Phase 3: Identity & Trust

  • [ ] Verify GPG signatures on reviews.
  • [ ] Policy: “Require 2 signatures from Domain X”.

Phase 4: Emacs UI Update

  • [ ] Render the Tree structure.
  • [ ] Allow drilling down (Review File -> Review Block -> Review Line).

6. FAQ / Design Questions

How do we handle identical blocks (boilerplate)?

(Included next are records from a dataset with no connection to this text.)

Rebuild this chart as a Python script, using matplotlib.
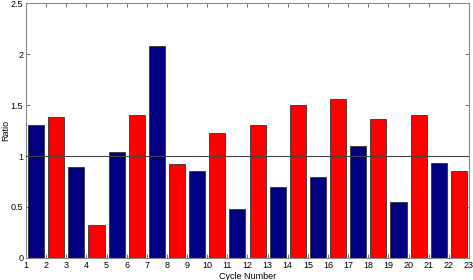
import numpy as np
import matplotlib
matplotlib.use("Agg")
import matplotlib.pyplot as plt

# ---------------- Data ----------------
cycles = list(range(1, 23))
ratios = [1.31, 1.385, 0.895, 0.327, 1.04, 1.40, 2.08, 0.92, 0.856, 1.23, 0.48,
          1.307, 0.70, 1.50, 0.797, 1.56, 1.10, 1.36, 0.55, 1.405, 0.934, 0.856]
tick_labels = [str(i) for i in range(1, 24)]
bar_colors = ["#000080", "#ff0000"]
ref_level = 1.0

plt.rcParams["font.family"] = ["Liberation Sans", "DejaVu Sans"]

fig = plt.figure(figsize=(4.73, 2.80), dpi=100)
ax = fig.add_axes([0.055, 0.079, 0.9365, 0.909])

colors = [bar_colors[i % 2] for i in range(len(cycles))]
ax.bar(np.array(cycles) + 0.5, ratios, width=0.8, color=colors,
       edgecolor="#333333", linewidth=0.6, zorder=2)
ax.axhline(ref_level, color="#444444", linewidth=0.8, zorder=3)

ax.set_xlim(1, 23)
ax.set_ylim(0, 2.5)
ax.set_xticks(range(1, 24))
ax.set_xticklabels(tick_labels)
ax.set_yticks([0, 0.5, 1, 1.5, 2, 2.5])
ax.set_yticklabels(["0", "0.5", "1", "1.5", "2", "2.5"])
ax.tick_params(direction="in", top=True, right=True, labelsize=6.5,
               length=3, width=0.6, color="#555555", pad=2)
for s in ax.spines.values():
    s.set_color("#888888")
    s.set_linewidth(0.8)

ax.set_xlabel("Cycle Number", fontsize=6.5, labelpad=0)
ax.set_ylabel("Ratio", fontsize=6.5, labelpad=0)
ax.xaxis.set_label_coords(0.5, -0.055)
ax.yaxis.set_label_coords(-0.035, 0.5)

fig.savefig("out.png", dpi=100)
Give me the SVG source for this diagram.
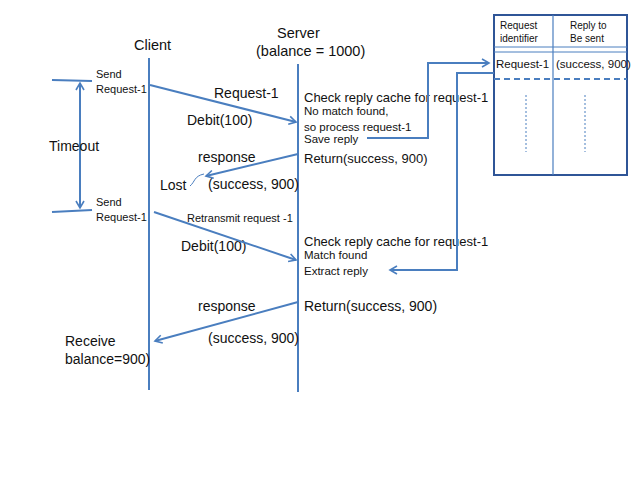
<svg xmlns="http://www.w3.org/2000/svg" width="638" height="478" viewBox="0 0 638 478">
<style>
text{font-family:"Liberation Sans",Arial,sans-serif;fill:#111}
.l{stroke:#4a7ebf;stroke-width:2;fill:none}
.s{font-size:11px}.m{font-size:14px}.b{font-size:14.5px}
</style>
<defs><marker id="a" markerWidth="10" markerHeight="10" refX="8" refY="5" orient="auto" markerUnits="userSpaceOnUse"><path d="M1,1 L8,5 L1,9" fill="none" stroke="#4a7ebf" stroke-width="1.6"/></marker>
<marker id="a2" markerWidth="10" markerHeight="10" refX="8" refY="5" orient="auto-start-reverse" markerUnits="userSpaceOnUse"><path d="M1,1 L8,5 L1,9" fill="none" stroke="#4a7ebf" stroke-width="1.6"/></marker></defs>
<rect width="638" height="478" fill="#fff"/>
<g id="client"><text x="134" y="50" class="b">Client</text><line class="l" x1="149" y1="58" x2="149" y2="390"/></g>
<g id="server"><text x="277" y="38" class="b">Server</text><text x="256" y="56" class="b">(balance = 1000)</text><line class="l" x1="298" y1="64" x2="298" y2="392"/></g>
<g id="table">
<rect x="494" y="15" width="133" height="160" fill="#fff" stroke="#2f5597" stroke-width="2"/>
<line x1="553" y1="15" x2="553" y2="175" stroke="#4a7ebf" stroke-width="1.2"/>
<line x1="494" y1="47" x2="627" y2="47" stroke="#4a7ebf"/><line x1="494" y1="52" x2="627" y2="52" stroke="#4a7ebf"/>
<line x1="494" y1="79" x2="627" y2="79" stroke="#4a7ebf" stroke-width="2" stroke-dasharray="6,4"/>
<line x1="526" y1="95" x2="526" y2="152" stroke="#4a7ebf" stroke-dasharray="2,2"/>
<line x1="585" y1="95" x2="585" y2="152" stroke="#4a7ebf" stroke-dasharray="2,2"/>
<text x="500" y="29" font-size="10">Request</text><text x="500" y="42" font-size="10">identifier</text>
<text x="570" y="29" font-size="10">Reply to</text><text x="570" y="42" font-size="10">Be sent</text>
<text x="496" y="68" font-size="11.5">Request-1</text><text x="556" y="68" font-size="11.5">(success, 900)</text>
</g>
<g id="timeout">
<line class="l" x1="52" y1="80" x2="92" y2="81"/><line class="l" x1="52" y1="212" x2="92" y2="210"/>
<line class="l" x1="80" y1="83" x2="80" y2="208" marker-start="url(#a2)" marker-end="url(#a)"/>
<text x="49" y="151" class="m">Timeout</text>
</g>
<g id="labels">
<text x="96" y="78" class="s">Send</text><text x="96" y="93" class="s">Request-1</text>
<text x="96" y="206" class="s">Send</text><text x="96" y="221" class="s">Request-1</text>
<text x="214" y="98" class="m">Request-1</text><text x="187" y="125" class="m">Debit(100)</text>
<text x="304" y="102" font-size="13">Check reply cache for request-1</text>
<text x="304" y="115" font-size="11.5">No match found,</text>
<text x="304" y="131" font-size="11.5">so process request-1</text>
<text x="304" y="143" font-size="11.5">Save reply</text>
<text x="198" y="162" class="m">response</text><text x="304" y="163" font-size="13">Return(success, 900)</text>
<text x="160" y="190" class="m">Lost</text><text x="208" y="189" class="m">(success, 900)</text>
<text x="187" y="222" class="s">Retransmit request -1</text>
<text x="181" y="251" class="m">Debit(100)</text>
<text x="304" y="246" font-size="13">Check reply cache for request-1</text>
<text x="304" y="259" font-size="11.5">Match found</text><text x="304" y="275" font-size="11.5">Extract reply</text>
<text x="198" y="311" class="m">response</text><text x="304" y="311" class="m">Return(success, 900)</text>
<text x="208" y="343" class="m">(success, 900)</text>
<text x="65" y="346" class="m">Receive</text><text x="65" y="364" class="m">balance=900)</text>
</g>
<g id="connectors">
<line class="l" x1="150" y1="85" x2="296" y2="122" marker-end="url(#a)"/>
<line class="l" x1="298" y1="154" x2="206" y2="176" marker-end="url(#a)"/>
<path d="M190,186 C195,182 194,176 204,174" stroke="#4a7ebf" fill="none"/>
<line class="l" x1="154" y1="212" x2="296" y2="260" marker-end="url(#a)"/>
<line class="l" x1="298" y1="302" x2="155" y2="341" marker-end="url(#a)"/>
<path class="l" d="M367,138 H428 V63 H489" marker-end="url(#a)"/>
<path class="l" d="M494,73 H457 V270 H390" marker-end="url(#a)"/>
</g>
</svg>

  • Issue: Identical code blocks appearing in multiple files produce the same content-addressed review target.
  • Current CLI/API note: The public field name for this review-target identifier is still fingerprint, even when it refers to a block/content hash.
  • Decision: By default, they share the same review status (approving one approves all).
  • Override: If they require separate context, the path_hint metadata helps the reviewer identify the location. Future iterations could add a unique_salt to the review-target identifier if strictly separate reviews are required for identical content.

What counts as “whitespace normalization”?

  • All leading/trailing whitespace on lines is trimmed.
  • Consecutive internal whitespace is collapsed to a single space.
  • Empty lines are ignored for the body hash? (TBD: probably keep them but normalized).
  • Goal: `int x = 1;` and `int x=1;` should NOT match, but indentation changes should match.

Conflict Resolution

  • Scenario: Two users push to the configured storage branch simultaneously.
  • Strategy: Git handles the text merge of JSONL (union).
  • Logical Conflict: User A approves, User B rejects.
  • Resolution: Both records exist. The UI aggregates them. (“One rejection blocks approval” or “Latest vote wins”). MVP: Latest timestamp wins.

Compaction

  • Issue: reviews.jsonl grows indefinitely.
  • Plan: A future trueflow compact command will rewrite the branch, squashing history into a snapshot of current valid state + recent history, archiving the rest.

CI Integration

  • MVP: trueflow check binary runs in CI.
  • Logic: Fetches the configured storage branch, computes local hashes of src/.
  • Fail: If any block in the PR (base..HEAD) is not “approved” in the DB.
  • Trusted: Start informational. Later, enforce GPG signatures on review records.